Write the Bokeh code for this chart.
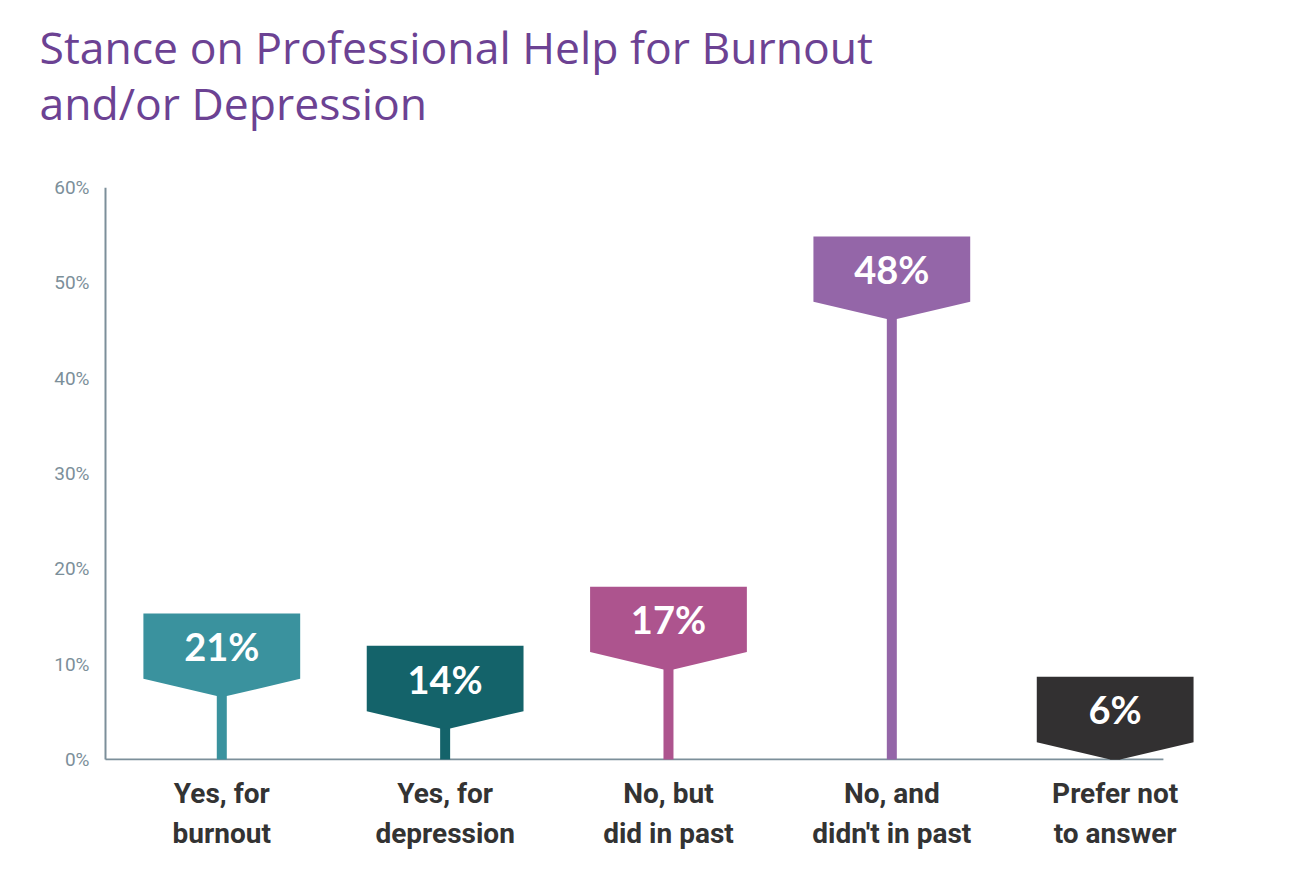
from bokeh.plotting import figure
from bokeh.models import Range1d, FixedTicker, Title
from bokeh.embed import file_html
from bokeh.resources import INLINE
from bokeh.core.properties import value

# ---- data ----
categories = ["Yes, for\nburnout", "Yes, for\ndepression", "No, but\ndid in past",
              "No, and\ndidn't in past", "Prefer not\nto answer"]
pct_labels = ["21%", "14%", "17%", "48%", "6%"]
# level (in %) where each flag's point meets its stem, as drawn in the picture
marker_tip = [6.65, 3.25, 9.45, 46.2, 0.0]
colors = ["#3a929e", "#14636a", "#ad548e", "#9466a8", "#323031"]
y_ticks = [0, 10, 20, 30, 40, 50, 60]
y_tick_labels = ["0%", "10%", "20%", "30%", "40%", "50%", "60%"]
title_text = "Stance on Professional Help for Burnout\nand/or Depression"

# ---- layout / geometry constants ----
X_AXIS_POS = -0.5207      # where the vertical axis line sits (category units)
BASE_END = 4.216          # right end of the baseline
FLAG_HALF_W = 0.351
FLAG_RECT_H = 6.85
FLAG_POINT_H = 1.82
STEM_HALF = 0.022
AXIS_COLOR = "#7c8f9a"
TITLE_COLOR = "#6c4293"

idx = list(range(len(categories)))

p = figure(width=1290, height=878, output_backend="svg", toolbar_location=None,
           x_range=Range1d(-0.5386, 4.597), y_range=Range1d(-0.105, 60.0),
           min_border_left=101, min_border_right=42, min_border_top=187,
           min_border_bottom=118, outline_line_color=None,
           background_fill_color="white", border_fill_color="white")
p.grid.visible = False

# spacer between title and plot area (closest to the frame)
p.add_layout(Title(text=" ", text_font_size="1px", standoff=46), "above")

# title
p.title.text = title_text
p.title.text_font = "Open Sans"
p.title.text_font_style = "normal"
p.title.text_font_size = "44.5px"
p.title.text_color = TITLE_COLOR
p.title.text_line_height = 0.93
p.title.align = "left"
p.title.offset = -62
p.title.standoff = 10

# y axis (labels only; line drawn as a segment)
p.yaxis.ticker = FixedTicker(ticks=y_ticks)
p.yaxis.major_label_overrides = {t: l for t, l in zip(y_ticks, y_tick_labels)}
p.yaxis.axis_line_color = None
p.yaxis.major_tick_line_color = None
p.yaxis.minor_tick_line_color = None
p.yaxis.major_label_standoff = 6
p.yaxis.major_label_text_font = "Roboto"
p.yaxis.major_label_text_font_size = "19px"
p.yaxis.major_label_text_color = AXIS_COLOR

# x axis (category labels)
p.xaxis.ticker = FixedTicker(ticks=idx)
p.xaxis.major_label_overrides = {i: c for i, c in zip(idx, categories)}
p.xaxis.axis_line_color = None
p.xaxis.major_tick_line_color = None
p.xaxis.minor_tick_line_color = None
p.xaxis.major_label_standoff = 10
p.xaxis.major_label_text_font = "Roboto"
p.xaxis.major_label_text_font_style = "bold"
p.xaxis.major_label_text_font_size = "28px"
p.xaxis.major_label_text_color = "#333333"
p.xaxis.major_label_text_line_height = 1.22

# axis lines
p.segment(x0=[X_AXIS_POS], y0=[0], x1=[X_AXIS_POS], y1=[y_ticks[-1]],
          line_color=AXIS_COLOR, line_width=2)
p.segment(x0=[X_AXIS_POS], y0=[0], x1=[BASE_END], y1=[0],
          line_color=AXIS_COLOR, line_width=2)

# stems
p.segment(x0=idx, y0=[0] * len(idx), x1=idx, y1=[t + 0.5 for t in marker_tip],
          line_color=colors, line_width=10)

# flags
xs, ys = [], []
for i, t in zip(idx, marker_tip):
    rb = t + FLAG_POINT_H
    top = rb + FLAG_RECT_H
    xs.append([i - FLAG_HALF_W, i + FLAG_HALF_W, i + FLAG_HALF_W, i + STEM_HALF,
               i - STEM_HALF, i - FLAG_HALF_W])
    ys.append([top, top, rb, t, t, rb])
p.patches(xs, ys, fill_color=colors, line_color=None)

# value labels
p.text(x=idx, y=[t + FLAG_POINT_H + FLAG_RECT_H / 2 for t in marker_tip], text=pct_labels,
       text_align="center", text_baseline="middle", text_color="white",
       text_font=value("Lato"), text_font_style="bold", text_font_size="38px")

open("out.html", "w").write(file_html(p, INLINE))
────────
- Set task
Up to and including the line with "from bokeh.core.properties import value", copy the data above from its first line. Skip pictures.

- Exercise result
Write the Bokeh code for this chart.
from bokeh.plotting import figure
from bokeh.models import Range1d, FixedTicker, Title
from bokeh.embed import file_html
from bokeh.resources import INLINE
from bokeh.core.properties import value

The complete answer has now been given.